Water rights follow different rules depending on where the property sits. Eastern states generally follow a riparian system where landowners bordering a waterway share reasonable use of the water, and those rights stay with the land automatically. Western states typically follow a prior appropriation system where water rights are “first in time, first in right” and can be bought and sold separately from the land. In a prior appropriation state, buying property next to a river doesn’t guarantee you can use the water. Your contingency should confirm what water rights, if any, come with the parcel.
Timber rights work similarly. On heavily wooded land, verify that the seller hasn’t sold the timber rights to a logging company that still has the right to harvest. A title search will typically reveal active timber leases, but you should make the sale contingent on full ownership of standing timber if that’s important to you.
FEMA flood maps designate Special Flood Hazard Areas with a 1% or greater annual chance of flooding.5FEMA.gov. Change Your Flood Zone Designation If your property falls within one of these zones, any federally backed mortgage will require you to carry flood insurance for as long as you hold the loan.6FEMA.gov. Flood Insurance Beyond the insurance cost, flood zone designation affects where and how you can build. Most jurisdictions require structures in flood zones to be elevated above the base flood elevation, which adds significant cost to construction.
A flood zone contingency gives you time to check FEMA flood maps, understand what restrictions apply, and factor the ongoing insurance cost into your budget. In some cases, a property that appears to be in a flood zone may qualify for a Letter of Map Amendment if the land sits on naturally high ground that was incorrectly mapped. That process takes time, though, so don’t count on it as a sure thing during your contingency period.

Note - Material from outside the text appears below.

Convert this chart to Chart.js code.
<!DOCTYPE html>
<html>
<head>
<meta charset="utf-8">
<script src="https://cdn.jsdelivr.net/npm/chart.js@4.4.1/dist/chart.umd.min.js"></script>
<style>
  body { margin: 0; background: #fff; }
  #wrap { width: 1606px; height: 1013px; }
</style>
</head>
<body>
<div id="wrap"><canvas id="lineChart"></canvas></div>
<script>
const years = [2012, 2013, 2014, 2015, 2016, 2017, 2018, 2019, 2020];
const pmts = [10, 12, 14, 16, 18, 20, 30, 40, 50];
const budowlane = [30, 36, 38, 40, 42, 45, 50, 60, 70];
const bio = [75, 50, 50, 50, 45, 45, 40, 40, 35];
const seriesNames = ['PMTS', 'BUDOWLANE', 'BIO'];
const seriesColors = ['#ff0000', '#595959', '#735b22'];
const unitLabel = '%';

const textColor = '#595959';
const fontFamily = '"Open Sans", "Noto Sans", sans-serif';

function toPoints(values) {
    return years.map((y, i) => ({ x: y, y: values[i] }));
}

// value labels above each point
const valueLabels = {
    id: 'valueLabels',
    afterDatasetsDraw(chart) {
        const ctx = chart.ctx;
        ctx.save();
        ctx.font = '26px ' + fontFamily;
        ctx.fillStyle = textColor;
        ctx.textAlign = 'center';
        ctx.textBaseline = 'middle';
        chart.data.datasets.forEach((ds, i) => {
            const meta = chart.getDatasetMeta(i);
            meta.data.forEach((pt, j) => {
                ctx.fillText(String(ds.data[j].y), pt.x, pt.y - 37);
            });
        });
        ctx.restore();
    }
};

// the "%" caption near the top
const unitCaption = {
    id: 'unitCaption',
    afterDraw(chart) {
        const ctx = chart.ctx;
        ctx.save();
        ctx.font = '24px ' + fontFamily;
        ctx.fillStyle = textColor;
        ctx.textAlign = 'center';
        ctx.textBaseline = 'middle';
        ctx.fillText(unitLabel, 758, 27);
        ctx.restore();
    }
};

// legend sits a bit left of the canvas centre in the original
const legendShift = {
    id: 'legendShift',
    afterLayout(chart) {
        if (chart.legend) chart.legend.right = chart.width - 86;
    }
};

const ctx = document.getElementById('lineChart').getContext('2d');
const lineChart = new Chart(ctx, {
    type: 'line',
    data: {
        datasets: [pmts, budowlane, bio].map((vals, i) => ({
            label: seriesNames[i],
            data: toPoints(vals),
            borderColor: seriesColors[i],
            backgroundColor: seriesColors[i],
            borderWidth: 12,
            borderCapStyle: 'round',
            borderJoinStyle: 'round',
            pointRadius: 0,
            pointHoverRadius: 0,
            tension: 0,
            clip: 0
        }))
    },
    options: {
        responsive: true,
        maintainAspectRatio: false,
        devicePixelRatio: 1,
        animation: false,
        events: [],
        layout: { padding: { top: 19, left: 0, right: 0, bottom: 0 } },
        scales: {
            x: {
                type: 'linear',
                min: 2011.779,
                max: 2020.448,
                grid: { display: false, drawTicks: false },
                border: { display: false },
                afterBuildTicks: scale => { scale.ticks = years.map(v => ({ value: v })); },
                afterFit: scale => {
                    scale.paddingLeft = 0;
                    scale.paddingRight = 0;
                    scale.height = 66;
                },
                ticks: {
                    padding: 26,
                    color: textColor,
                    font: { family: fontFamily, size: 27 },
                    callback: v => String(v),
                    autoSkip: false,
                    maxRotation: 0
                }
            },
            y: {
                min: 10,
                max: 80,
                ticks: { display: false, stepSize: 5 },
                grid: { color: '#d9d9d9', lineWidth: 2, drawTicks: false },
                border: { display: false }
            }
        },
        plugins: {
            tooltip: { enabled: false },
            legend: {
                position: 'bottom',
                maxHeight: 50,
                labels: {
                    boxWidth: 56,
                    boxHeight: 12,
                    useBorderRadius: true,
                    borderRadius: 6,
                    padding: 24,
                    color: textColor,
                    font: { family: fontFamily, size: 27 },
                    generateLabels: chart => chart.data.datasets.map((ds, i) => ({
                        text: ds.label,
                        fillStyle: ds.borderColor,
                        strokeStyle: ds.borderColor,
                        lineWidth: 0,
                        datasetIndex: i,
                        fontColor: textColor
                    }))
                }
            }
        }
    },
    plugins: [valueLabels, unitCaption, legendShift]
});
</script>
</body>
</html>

Local zoning isn’t the only thing that controls what you can do with land. Private deed restrictions, often called covenants, conditions, and restrictions, impose rules set by previous owners or a homeowners association. These can regulate everything from the type of structures you build to whether you can run a business on the property. In planned communities and subdivisions, CC&Rs sometimes prohibit metal buildings, set minimum square footage requirements, or ban certain agricultural activities. The rules run with the land, meaning they bind every future owner regardless of whether you agreed to them.
Conservation easements are an even more permanent limitation. When a previous owner donates a conservation easement to a land trust or government agency, that easement restricts development on the property in perpetuity.7eCFR. 26 CFR 1.170A-14 – Qualified Conservation Contributions The original owner may have received a substantial tax deduction for the donation, but the restriction survives every subsequent sale. A parcel with a conservation easement might be limited to agricultural use only, prohibited from subdividing, or restricted to a single home site in a specific location. These restrictions show up in the title search, but only if you know to look for them. Your offer should be contingent on reviewing and accepting any existing deed restrictions, CC&Rs, or conservation easements before closing.

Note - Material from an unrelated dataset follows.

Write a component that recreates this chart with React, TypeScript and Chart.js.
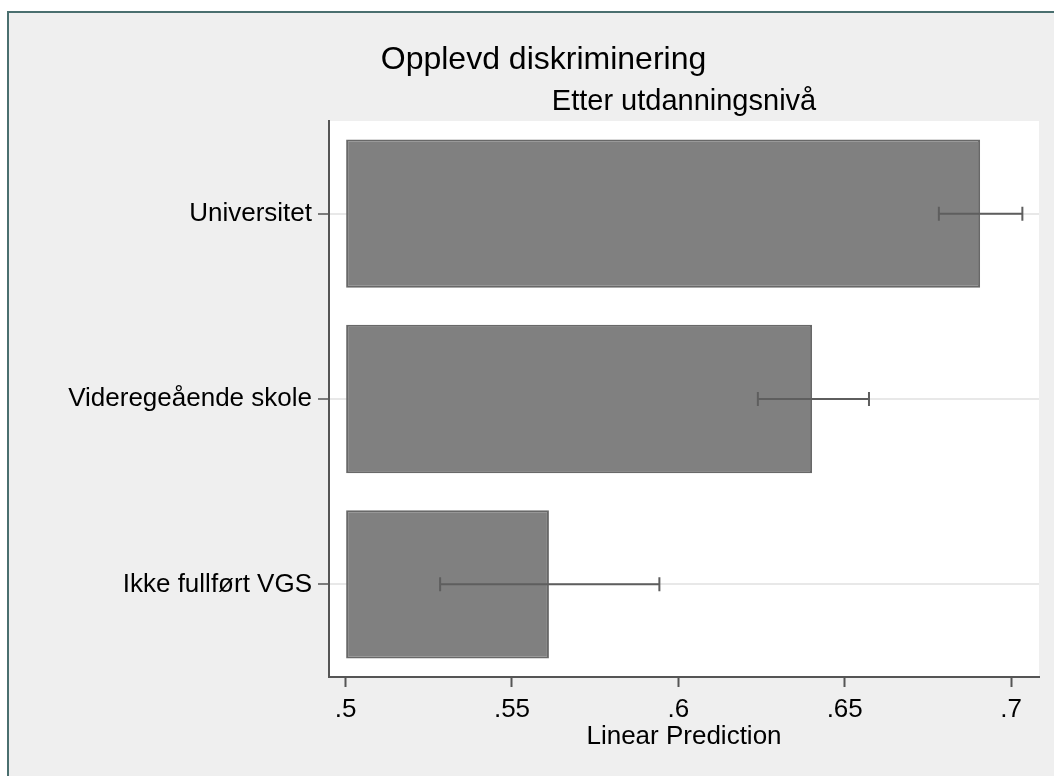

The biggest mistake land buyers make with contingencies isn’t leaving one out entirely. It’s writing them too vaguely for them to actually protect you. Every contingency should specify three things: what you’re investigating, who decides whether the result is satisfactory, and the deadline by which you must notify the seller if you’re canceling. A contingency that says “subject to satisfactory soil testing” without a date or a definition of “satisfactory” invites a fight over whether you exercised it properly.

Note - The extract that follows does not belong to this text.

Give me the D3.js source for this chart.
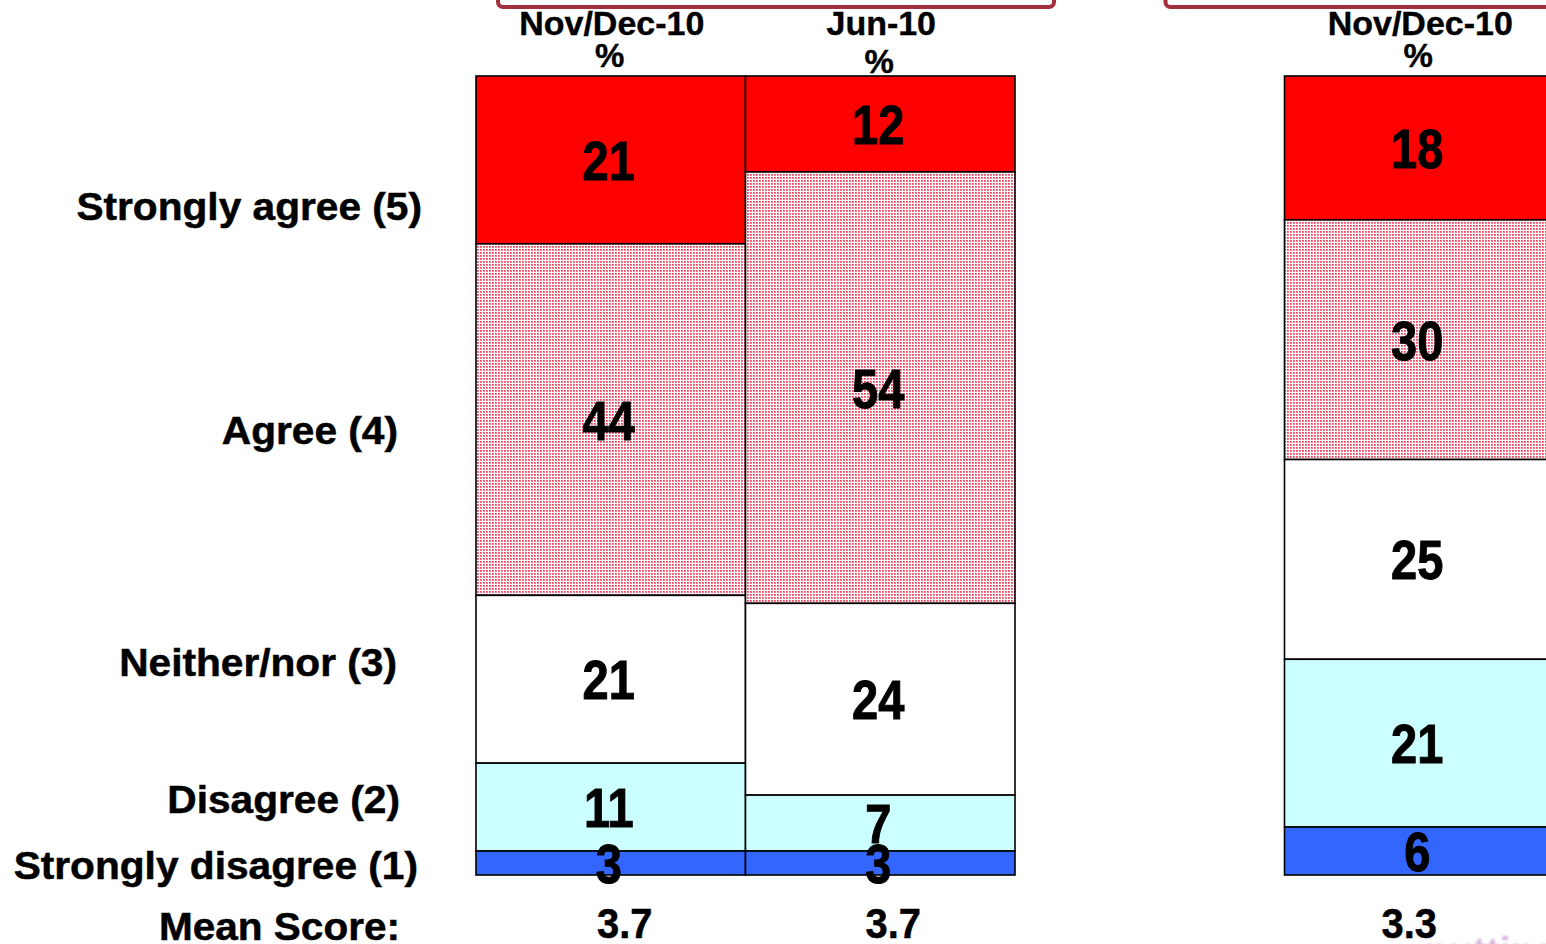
<!DOCTYPE html>
<html>
<head>
<meta charset="utf-8">
<script src="https://cdn.jsdelivr.net/npm/d3@7"></script>
<style>
  html, body { margin: 0; padding: 0; background: #ffffff; }
  svg { display: block; }
  text { font-family: "Liberation Sans", Arial, sans-serif; font-weight: bold; fill: #000; }
</style>
</head>
<body>
<svg id="chart" width="1546" height="944"></svg>
<script>
// Response categories, top of the stack first
const categories = ["Strongly agree (5)", "Agree (4)", "Neither/nor (3)", "Disagree (2)", "Strongly disagree (1)"];
// Survey waves (one stacked column each); the empty slot separates the two panels
const waves = ["Nov/Dec-10", "Jun-10", "Nov/Dec-10"];
const slots = ["a", "b", "gap", "c"];
const waveSlot = ["a", "b", "c"];
// Percentages per category, one value per wave
const stronglyAgree    = [21, 12, 18];
const agree            = [44, 54, 30];
const neither          = [21, 24, 25];
const disagree         = [11, 7, 21];
const stronglyDisagree = [3, 3, 6];
const meanScores       = ["3.7", "3.7", "3.3"];
const meanLabel = "Mean Score:";

const seriesValues = [stronglyAgree, agree, neither, disagree, stronglyDisagree];

const svg = d3.select("#chart");
const defs = svg.append("defs");

// fine dotted fill used for "Agree"
const pat = defs.append("pattern")
  .attr("id", "dots").attr("patternUnits", "userSpaceOnUse")
  .attr("width", 3).attr("height", 3);
pat.append("rect").attr("width", 3).attr("height", 3).attr("fill", "#ffffff")
  .attr("shape-rendering", "crispEdges");
pat.append("rect").attr("x", 0).attr("y", 0).attr("width", 2).attr("height", 2).attr("fill", "#f7788a")
  .attr("shape-rendering", "crispEdges");
pat.append("rect").attr("x", 0).attr("y", 0).attr("width", 1).attr("height", 1).attr("fill", "#ee3a55")
  .attr("shape-rendering", "crispEdges");

const fills = ["#ff0000", "url(#dots)", "#ffffff", "#ccffff", "#3366ff"];

const x = d3.scaleBand().domain(slots).range([476, 1554]).padding(0);
const y = d3.scaleLinear().domain([0, 100]).range([76, 875]);

// panel brackets at the top (left edge, right edge of each panel frame)
const brackets = [
  [x("a") + 22, x("b") + x.bandwidth() + 39],
  [x("c") - 119, x("c") + x.bandwidth() + 120]
];
svg.append("g").selectAll("rect").data(brackets).join("rect")
  .attr("x", d => d[0])
  .attr("y", -40)
  .attr("width", d => d[1] - d[0])
  .attr("height", 47)
  .attr("rx", 5)
  .attr("fill", "none")
  .attr("stroke", "#a3303e")
  .attr("stroke-width", 4);

// stacked segments
const stacks = waves.map((w, i) => {
  let acc = 0;
  return seriesValues.map((s, k) => {
    const seg = { wave: i, cat: k, v: s[i], y0: acc, y1: acc + s[i] };
    acc += s[i];
    return seg;
  });
});

const segs = stacks.flat();
svg.append("g").selectAll("rect").data(segs).join("rect")
  .attr("x", d => x(waveSlot[d.wave]))
  .attr("y", d => y(d.y0))
  .attr("width", x.bandwidth())
  .attr("height", d => y(d.y1) - y(d.y0))
  .attr("fill", d => fills[d.cat])
  .attr("stroke", "#000")
  .attr("stroke-width", 1.6);

// value labels, condensed bold digits centred in each segment
const numSize = 56;
svg.append("g").selectAll("text").data(segs).join("text")
  .attr("transform", d => `translate(${x(waveSlot[d.wave]) + x.bandwidth() / 2 - 2},${(y(d.y0) + y(d.y1)) / 2 + numSize * 0.358}) scale(0.84,1)`)
  .attr("text-anchor", "middle")
  .style("font-size", numSize + "px")
  .style("stroke", "#000").style("stroke-width", "1px")
  .text(d => d.v);

// column headers
const hdr = svg.append("g");
waves.forEach((w, i) => {
  const cx = x(waveSlot[i]) + x.bandwidth() / 2;
  hdr.append("text").attr("transform", `translate(${cx + 1},35) scale(1.03,1)`)
    .attr("text-anchor", "middle").style("font-size", "33px")
    .style("stroke", "#000").style("stroke-width", "0.4px").text(w);
  hdr.append("text").attr("x", cx - 1).attr("y", i === 1 ? 73 : 67)
    .attr("text-anchor", "middle").style("font-size", "33px")
    .style("stroke", "#000").style("stroke-width", "0.4px").text("%");
});

// category labels on the left
const labelLayout = [
  { right: 422, cy: 206 },
  { right: 398, cy: 430 },
  { right: 397, cy: 662 },
  { right: 400, cy: 799 },
  { right: 418, cy: 865 }
];
const labSize = 38;
svg.append("g").selectAll("text").data(categories).join("text")
  .attr("transform", (d, i) => `translate(${labelLayout[i].right},${labelLayout[i].cy + labSize * 0.358}) scale(1.07,1)`)
  .attr("text-anchor", "end")
  .style("font-size", labSize + "px")
  .style("stroke", "#000").style("stroke-width", "0.5px")
  .text(d => d);

// mean score row
svg.append("text")
  .attr("transform", `translate(400,${926 + 39 * 0.358}) scale(1.04,1)`)
  .attr("text-anchor", "end").style("font-size", "39px")
  .style("stroke", "#000").style("stroke-width", "0.5px").text(meanLabel);
const meanShift = [14, 13, -10];
svg.append("g").selectAll("text").data(meanScores).join("text")
  .attr("transform", (d, i) => `translate(${x(waveSlot[i]) + x.bandwidth() / 2 + meanShift[i]},938) scale(0.95,1)`)
  .attr("text-anchor", "middle").style("font-size", "42px")
  .style("stroke", "#000").style("stroke-width", "0.5px").text(d => d);

// faint bleed-through text at the bottom edge
defs.append("filter").attr("id", "soft").append("feGaussianBlur").attr("stdDeviation", 1.2);
svg.append("text").attr("x", 1424).attr("y", 966)
  .style("font-size", "40px").style("fill", "#d9b3dc").attr("filter", "url(#soft)")
  .text("putting");
</script>
</body>
</html>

Sellers in competitive markets will push back on contingencies, and there’s real pressure to keep your offer clean. Resist the urge to drop protections just to win the deal. The contingencies that feel inconvenient during negotiation are the ones that save you from owning a parcel you can’t build on, can’t get permitted, or can’t afford to develop. The cost of every investigation described above is a fraction of what you’d lose closing on land with a hidden fatal flaw.